══ Provided information ══

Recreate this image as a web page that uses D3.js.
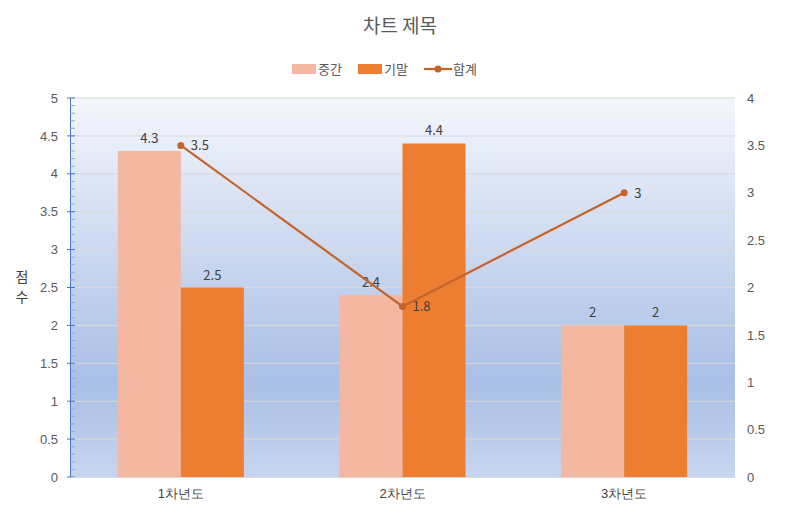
<!DOCTYPE html><html><head><meta charset="utf-8"><script src="https://cdn.jsdelivr.net/npm/d3@7"></script>
<style>body{margin:0;background:#fff;font-family:"Noto Sans CJK KR","Noto Sans",sans-serif}</style></head><body><svg id="c" width="800" height="532"></svg><script>
const categories=["1차년도","2차년도","3차년도"];
const midterm=[4.3,2.4,2];
const finalExam=[2.5,4.4,2];
const total=[3.5,1.8,3];
const leftTicks=[0,0.5,1,1.5,2,2.5,3,3.5,4,4.5,5];
const rightTicks=[0,0.5,1,1.5,2,2.5,3,3.5,4];
const svg=d3.select("#c");
const L=70,R=735,T=98,B=477;
const defs=svg.append("defs");
const g=defs.append("linearGradient").attr("id","bg").attr("x1",0).attr("x2",0).attr("y1",0).attr("y2",1);
g.append("stop").attr("offset","0%").attr("stop-color","#f4f6fc");
g.append("stop").attr("offset","75%").attr("stop-color","#a9bfe6");
g.append("stop").attr("offset","100%").attr("stop-color","#c7d5ef");
svg.append("rect").attr("x",L).attr("y",T).attr("width",R-L).attr("height",B-T).attr("fill","url(#bg)");
const x=d3.scaleBand().domain(categories).range([L,R]);
const yL=d3.scaleLinear().domain([0,5]).range([B,T]);
const yR=d3.scaleLinear().domain([0,4]).range([B,T]);
svg.append("g").selectAll("line").data(leftTicks.slice(1)).join("line").attr("x1",L).attr("x2",R).attr("y1",d=>yL(d)).attr("y2",d=>yL(d)).attr("stroke","#d9d9d9");
const bw=63;
const cx=d=>x(d)+x.bandwidth()/2;
svg.append("g").selectAll("rect").data(categories).join("rect").attr("x",d=>cx(d)-bw).attr("width",bw).attr("y",(d,i)=>yL(midterm[i])).attr("height",(d,i)=>B-yL(midterm[i])).attr("fill","#f4b8a2");
svg.append("g").selectAll("rect").data(categories).join("rect").attr("x",d=>cx(d)).attr("width",bw).attr("y",(d,i)=>yL(finalExam[i])).attr("height",(d,i)=>B-yL(finalExam[i])).attr("fill","#ed7d31");
const lab=(xx,yy,t,a)=>svg.append("text").attr("x",xx).attr("y",yy).attr("text-anchor",a||"middle").attr("font-size",13).attr("fill","#404040").text(t);
categories.forEach((c,i)=>{lab(cx(c)-bw/2,yL(midterm[i])-8,midterm[i]);lab(cx(c)+bw/2,yL(finalExam[i])-8,finalExam[i]);});
const line=d3.line().x((d,i)=>cx(categories[i])).y(d=>yR(d));
svg.append("path").attr("d",line(total)).attr("fill","none").attr("stroke","#c5642a").attr("stroke-width",2.2);
svg.append("g").selectAll("circle").data(total).join("circle").attr("cx",(d,i)=>cx(categories[i])).attr("cy",d=>yR(d)).attr("r",3.5).attr("fill","#c5642a");
total.forEach((v,i)=>lab(cx(categories[i])+10,yR(v)+5,v,"start"));
// left axis
const ax=svg.append("g").attr("transform",`translate(${L},0)`).call(d3.axisLeft(yL).tickValues(leftTicks).tickFormat(d=>d).tickSize(0).tickPadding(12));
ax.select(".domain").attr("stroke","#4472c4");
ax.selectAll("text").attr("font-size",13).attr("fill","#595959");
const minor=d3.range(0,51).map(d=>d/10);
svg.append("g").selectAll("line").data(minor).join("line").attr("x1",d=>Math.round(d*10)%5==0?L-3:L).attr("x2",L+5).attr("y1",d=>yL(d)).attr("y2",d=>yL(d)).attr("stroke",d=>Math.round(d*10)%5==0?"#4472c4":"#8faadc");
const ar=svg.append("g").attr("transform",`translate(${R},0)`).call(d3.axisRight(yR).tickValues(rightTicks).tickFormat(d=>d).tickSize(0).tickPadding(12));
ar.select(".domain").remove();ar.selectAll("text").attr("font-size",13).attr("fill","#595959");
const bx=svg.append("g").attr("transform",`translate(0,${B})`).call(d3.axisBottom(x).tickSize(0).tickPadding(12));
bx.select(".domain").attr("stroke","#d9d9d9");bx.selectAll("text").attr("font-size",13).attr("fill","#404040");
svg.append("text").attr("x",400).attr("y",33).attr("text-anchor","middle").attr("font-size",19).attr("fill","#595959").text("차트 제목");
svg.append("text").attr("x",22).attr("y",282).attr("text-anchor","middle").attr("font-size",14).attr("fill","#404040").text("점");
svg.append("text").attr("x",22).attr("y",302).attr("text-anchor","middle").attr("font-size",14).attr("fill","#404040").text("수");
const lg=svg.append("g").attr("font-size",13).attr("fill","#595959");
lg.append("rect").attr("x",292).attr("y",64).attr("width",24).attr("height",10).attr("fill","#f4b8a2");
lg.append("text").attr("x",318).attr("y",74).text("중간");
lg.append("rect").attr("x",358).attr("y",64).attr("width",24).attr("height",10).attr("fill","#ed7d31");
lg.append("text").attr("x",384).attr("y",74).text("기말");
lg.append("line").attr("x1",424).attr("x2",452).attr("y1",69).attr("y2",69).attr("stroke","#c5642a").attr("stroke-width",2.2);
lg.append("circle").attr("cx",438).attr("cy",69).attr("r",3.5).attr("fill","#c5642a");
lg.append("text").attr("x",453).attr("y",74).text("합계");
</script></body></html>
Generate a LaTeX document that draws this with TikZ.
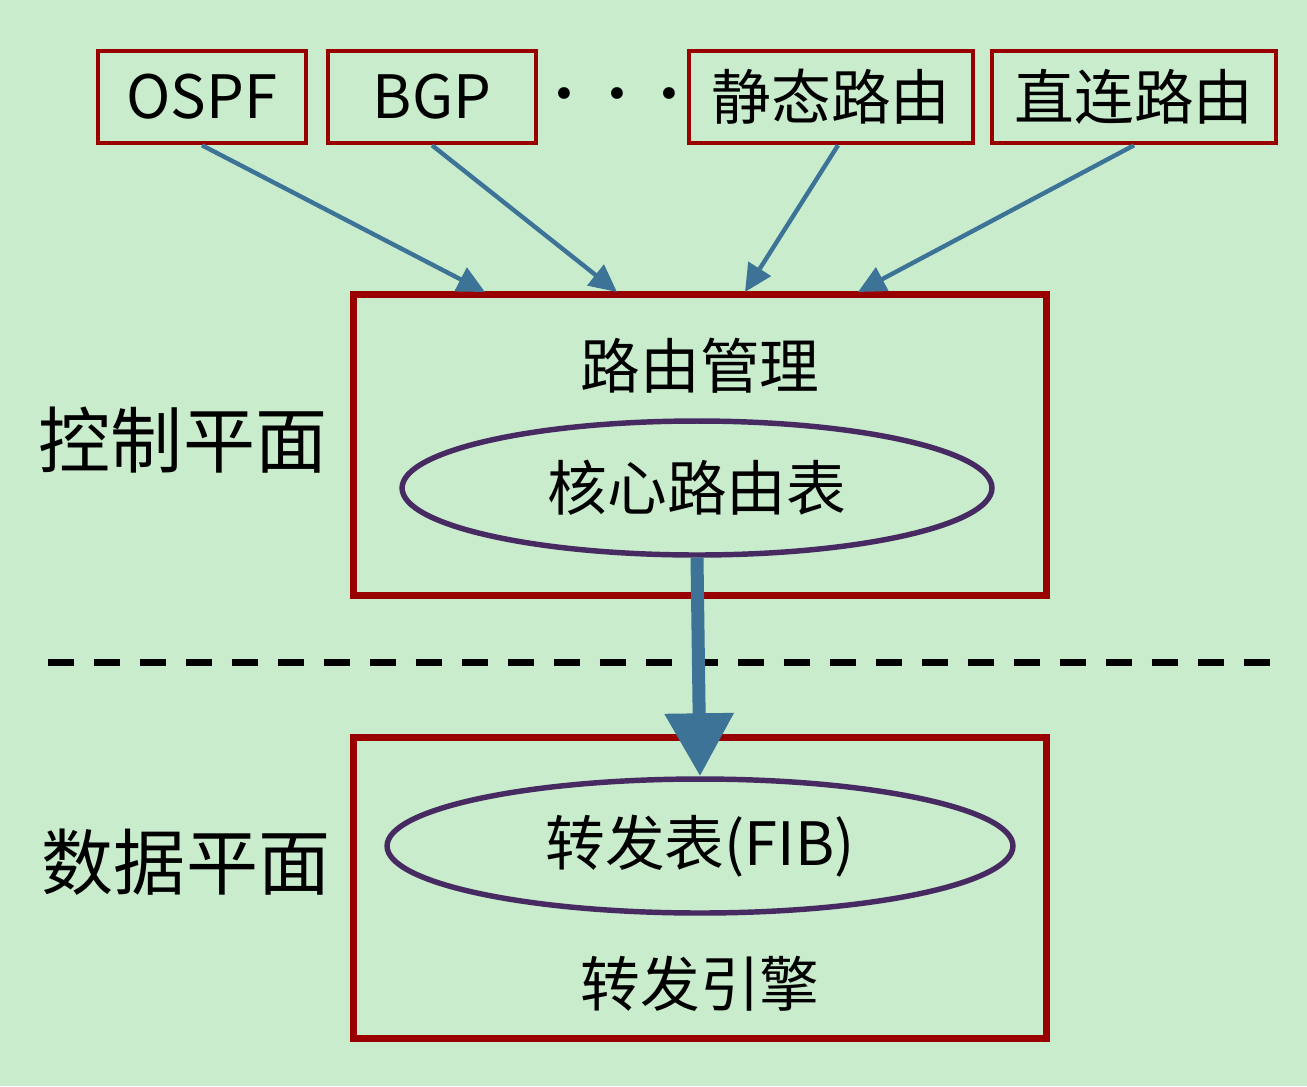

═══

Task to carry out - Identify lines with the string "that". Copy each one.

Answer to the problem -
Recreate this image as a web page that uses D3.js.
Generate a LaTeX document that draws this with TikZ.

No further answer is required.